When we made a charge, our troops set up such a yell that it about scared them to death and they throwed their knapsacks and haversacks and canteens, guns, and knives, and did some fancy running. The road and swamp was all strewed with their duds that they throwed away. Our men did not follow them for an hour afterwards. Then they followed them to the fort [Fort Barstow] and the next day they surrendered and after that they took 700 more that came over after the surrender and made a big thing of it. I should like to have you see this fort that was bombarded to to see how they set the rebel barracks on fire with our shells and burned them up. They cut down large trees and the ground is strewed with cannon shot and shells. I have seen the place where the fight was and a good many never will. I should like to have some of you to see it to know how dreadful war is. I cannot describe it at all.
Our regiment—the 11th Connecticut Volunteers—has gone aboard again of the vessel from Roanoke Island and I expect before you get this letter that we shall have a bloody battle somewhere. I cannot tell where. Part of the division has gone out today with gunboats and we, the 11th C. V., expect to take part in it. The Bloody 11th is good stock but have got no colonel at the head. Col. Kingsbury is at Fortress Monroe sick and Lieut. Col. is a pretty good farmer [but] that is all. But we may come out as well as any of them yet. We expect to leave soon. Pleas write and tell me the news, if there is any. I send my respects to all. From Eber L. Robinson—a soldier in the army and please direct to Eber L. Robinson, 11th Regt., Co. B, C. V., General Burnside’s Division, North Carolina, in care of Captain T. D. Johnson.
If you have a chance to see Father or Charles, tell them that I have wrote to you and I send my love to them all.
1 This incident was reported in the New York Times as follows: “STEAMER NEW BRUNSWICK, AT ANCHOR OFF ANNAPOLIS, Friday, Dec. 20, 1861. The Connecticut Eleventh, which arrived in New-York on Tuesday, en route for Annapolis, reembarked on the afternoon of that day on the transports New-York and New-Brunswick–the right wing of the regiment upon the former, the left upon the latter. The fortunes of the left wing are those of your correspondent, and they iuclude a one-sided naval engagement which took place at about 6 o’clock in the evening, near Fort Hamilton, and which ended in the ignominious defeat of our transport, which was obliged to return to her anchorage off the “Battery,” the Captain and engineers supposing her to be disabled.

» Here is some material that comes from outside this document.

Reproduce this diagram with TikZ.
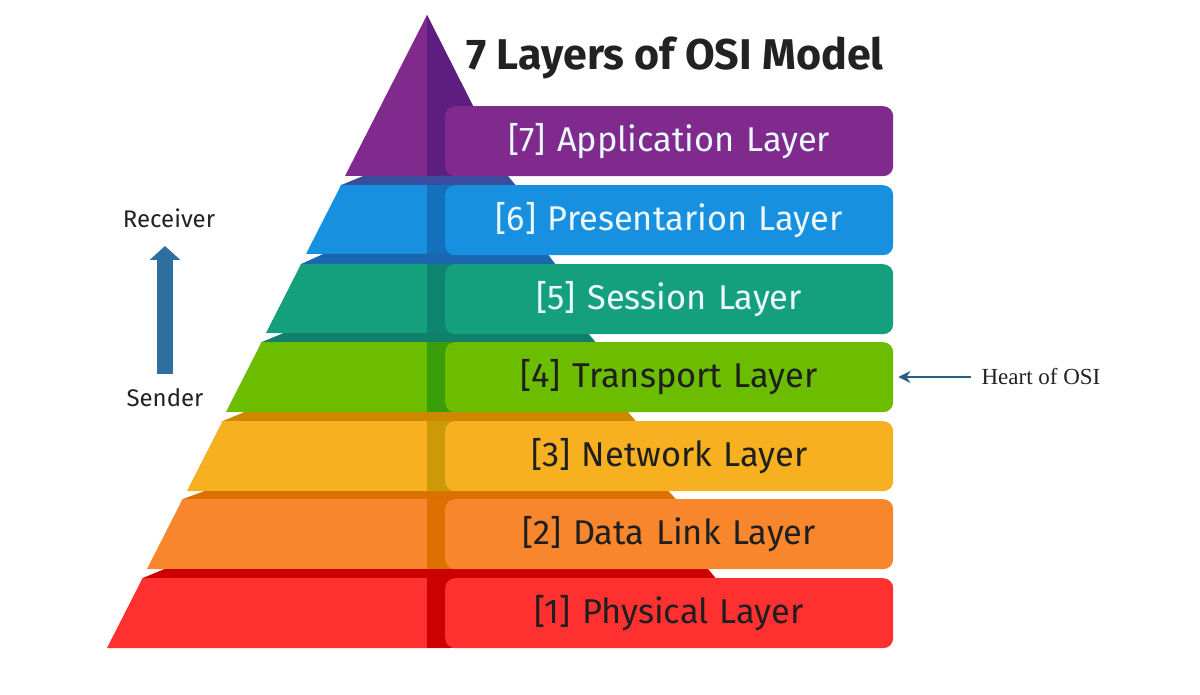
\documentclass[tikz,border=0pt]{standalone}
\usepackage{fontspec}
\usetikzlibrary{arrows.meta}
\setmainfont{Fira Sans}
\newfontfamily\serifl{Liberation Serif}
\definecolor{cP}{HTML}{7F2A8C}\definecolor{dP}{HTML}{5E1E80}\definecolor{sP}{HTML}{3A4C9E}
\definecolor{cB}{HTML}{1890E0}\definecolor{dB}{HTML}{1270BC}\definecolor{sB}{HTML}{1A66B0}
\definecolor{cT}{HTML}{14A07C}\definecolor{dT}{HTML}{0E8570}\definecolor{sT}{HTML}{10806A}
\definecolor{cL}{HTML}{6CBC00}\definecolor{dL}{HTML}{3A9E08}\definecolor{sL}{HTML}{CC8800}
\definecolor{cY}{HTML}{F7B020}\definecolor{dY}{HTML}{CC9A08}\definecolor{sY}{HTML}{D97000}
\definecolor{cO}{HTML}{F7862C}\definecolor{dO}{HTML}{DC7000}\definecolor{sO}{HTML}{CC0000}
\definecolor{cR}{HTML}{FF3030}\definecolor{dR}{HTML}{CC0000}
\definecolor{arrowblue}{HTML}{2F6F9F}
\definecolor{ink}{HTML}{222222}
\tikzset{
  layerbox/.style={rounded corners=10pt,minimum width=448pt,minimum height=70pt,inner sep=0pt,
    anchor=north west,font=\fontsize{34.4}{34.4}\selectfont,text width=448pt,align=center},
  lighttext/.style={text=white!92!cyan},
  darktext/.style={text=black!88},
  sidelabel/.style={font=\fontsize{24}{24}\selectfont,text=ink,inner sep=0pt},
}
\newcommand{\tier}[7]{% ybottom-of-previous, ytop, ybottom, leftbottom, main, dark, strip
  \pgfmathsetmacro{\lt}{#4+0.509*(#3-#2)}
  \pgfmathsetmacro{\rs}{427+0.509*(#1-15)}
  \fill[#7] (\lt+22,#1) -- (\lt-1,#2+.5) -- (\rs+7,#2+.5) -- (\rs-1,#1) -- cycle;
  \fill[#5] (\lt,#2) -- (#4,#3) -- (450,#3) -- (450,#2) -- cycle;
  \fill[#6] (427,#1) rectangle (460,#3);
  \fill[#7] (427,#1) rectangle (460,#2);
}
\begin{document}
\begin{tikzpicture}[x=1pt,y=-1pt]
\fill[white] (0,0) rectangle (1200,695);
\useasboundingbox (0,0) rectangle (1200,695);
% apex
\fill[cP] (427,15) -- (345,176) -- (440,176) -- (440,106) -- (473,106) -- cycle;
\fill[dP] (427,15) -- (427,176) -- (460,176) -- (460,106) -- (473,106) -- cycle;
\tier{176}{185}{254}{306}{cB}{dB}{sP}
\tier{254}{264}{333}{266}{cT}{dT}{sB}
\tier{333}{342}{412}{226}{cL}{dL}{sT}
\tier{412}{421}{491}{187}{cY}{dY}{sL}
\tier{491}{499}{569}{147}{cO}{dO}{sY}
\tier{569}{578}{648}{107}{cR}{dR}{sO}
% boxes
\node[layerbox,fill=cP,lighttext] (l7) at (445,106) {[7] Application Layer};
\node[layerbox,fill=cB,lighttext] (l6) at (445,185) {[6] Presentarion Layer};
\node[layerbox,fill=cT,lighttext] (l5) at (445,264) {[5] Session Layer};
\node[layerbox,fill=cL,darktext] (l4) at (445,342) {[4] Transport Layer};
\node[layerbox,fill=cY,darktext] (l3) at (445,421) {[3] Network Layer};
\node[layerbox,fill=cO,darktext] (l2) at (445,499) {[2] Data Link Layer};
\node[layerbox,fill=cR,darktext] (l1) at (445,578) {[1] Physical Layer};
% title
\node[inner sep=0pt,font=\fontsize{43}{43}\selectfont\bfseries,text=ink] (title) at (675,58) {7 Layers of OSI Model};
% side labels
\node[sidelabel] (recv) at (169,218) {Receiver};
\node[sidelabel] (send) at (165,398) {Sender};
\coordinate (flowtail) at (165,374);
\coordinate (flowhead) at (165,246);
\draw[arrowblue,line width=16pt,-{Triangle[length=14pt,width=30pt]}] (flowtail) -- (flowhead);
\node[inner sep=0pt,font=\serifl\fontsize{23}{23}\selectfont,text=ink] (heart) at (1041,377) {Heart of OSI};
\draw[arrowblue!85!black,line width=1.5pt,-{Stealth[length=12pt,width=12pt]},shorten <=10pt,shorten >=5pt] (heart.west) -- (l4.east |- heart.west);
\end{tikzpicture}
\end{document}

The facts in the case are simply these: The transport left the pier at about dusk and steamed down the bay. When near Fort Hamilton she was challenged by a Government vessel, in the usual manner — i.e., a shot across her bow. For reasons as yet unknown the transport held her course, regardless of the challenge. Another shot from the vigilant sentinel, and a ball whistles over our devoted heads; still the transport holds her course; a signal rocket from the sentinel vessel and Fort Hamilton opens upon us with a 24-pounder, the shot crashing through the machinery and passing out of a state-room. This had the desired effect, and the transport hove to. It is hardly less than a miracle that not one of the five hundred on board was injured. Had the ball entered the boat in any other direction, or a few feet higher or lower, many lives must have been sacrificed to the criminal carelessness of whoever is responsible for the safe conduct of the troops. How does it happen that there are men employed by Government on transports so stupidly ignorant of their profession? With the exception of those in charge, who were directly responsible, I believe it would be difficult to find a man among us who did not understand the meaning of the first shot. This accident (if such it can properly be called) occasioned a delay of some six hours, and these hours cost the Government at the rate of about seven hundred dollars per day.”